大名は、藩主と正室のために屋敷を作り、それを支える部下の武士を住まわせる必要があり、千人単位で江戸に藩士を派遣します。
その結果、江戸の人口は急激に膨れ上がり、当然ながら食料やそのほか物資が必要になった。それに対して通貨が支払われた。
江戸幕府が強固な支配体制を維持できたのも、「江戸」という巨大消費地を持っていたため、と推測しています。
各藩は自治が認められていたとはいえ、自国で収穫したコメなどを売らなければならない。これも、自国で売ろうとしても価値はあまり出ない。
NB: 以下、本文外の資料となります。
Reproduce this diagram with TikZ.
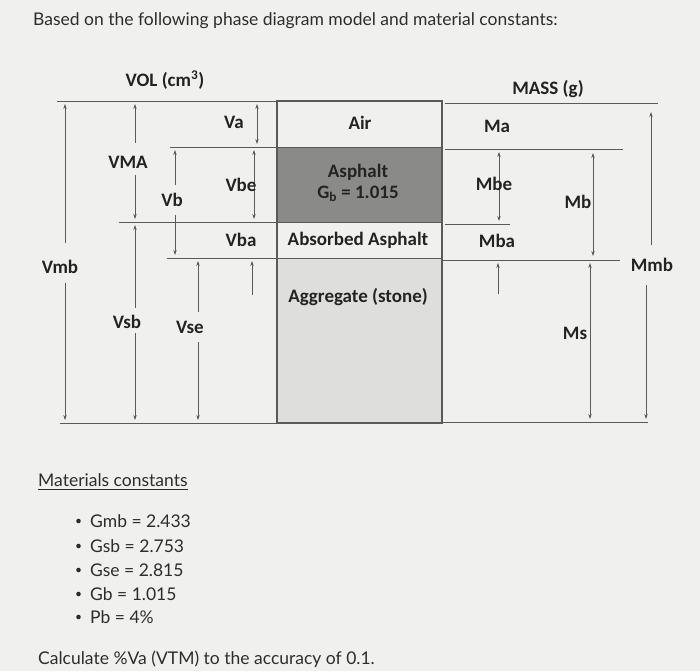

(農民の実情は別にして)
巨大消費地である江戸に売ることで、より大きな価値になるわけです。
実際には、全国のコメは一度、大坂に集められ、そこで売買されて江戸に送られたのですが。
そのため大阪のコメの量はすさまじく、当時は職人、工芸の町であった京で造り酒屋が増えた、ということ。
とにかく、江戸という巨大な都市を持っていたために、幕府は全国の大名を経済的に従わせることができた、と。
・・・・・ながなが話したけど、モノとカネには、流れがある、ということ。
この歴史上の事実を踏まえて、現代の地図を見てみよう、と思ったのです。
実際、ユーロ圏でも収穫があった。国を個別に見てみると、例えばオーストリアはすでにドイツに部品を納める下請けが国内の主要産業をなっていたのは驚き。
また、ドイツの時のように「国内主要企業」を調べてみたのですが、なんとユーロ内人口のスペインから下では、自国発祥の企業が極端に少なくなっていた!
というか、国内の主要産業が、外資の企業による、というところがほとんど。
経済開放の進んだ国とされるアイルランドですが、確かにアメリカなどの外国の世界的な企業の拠点が置かれていて、ユーロ内GDPも上なのですが、裏を返せばそれだけ外国の影響を受けやすい、ということ。
実際、アイルランドは2000年初頭のIT危機やリーマンショック時に、経済の影響をモロにくらってしまったらしい。
ユーロ圏内の小国は言うに及ばず。
くしくもこれを調べているときにUSスチールの問題が報道されていました。
決して国粋的に言いたくないし、規制緩和に断固反対!というわけではないけど、外資が主要産業になってしまうと、自国の経済の独立性、ひいては政治の独立性も少なくなってしまうのではないか、と思うようになった。
古代ローマ帝国のように。
では、ユーロ内の最大の都市圏であるパリの影響力は?と、ユーロ内での貿易について調べ始めたところ、もはや短期間では収まらないと気付いた次第です。
何が言いたいか、というと、歴史と地理は不可分で、しかも世界情勢を知るためのベースの知識となる、ということ。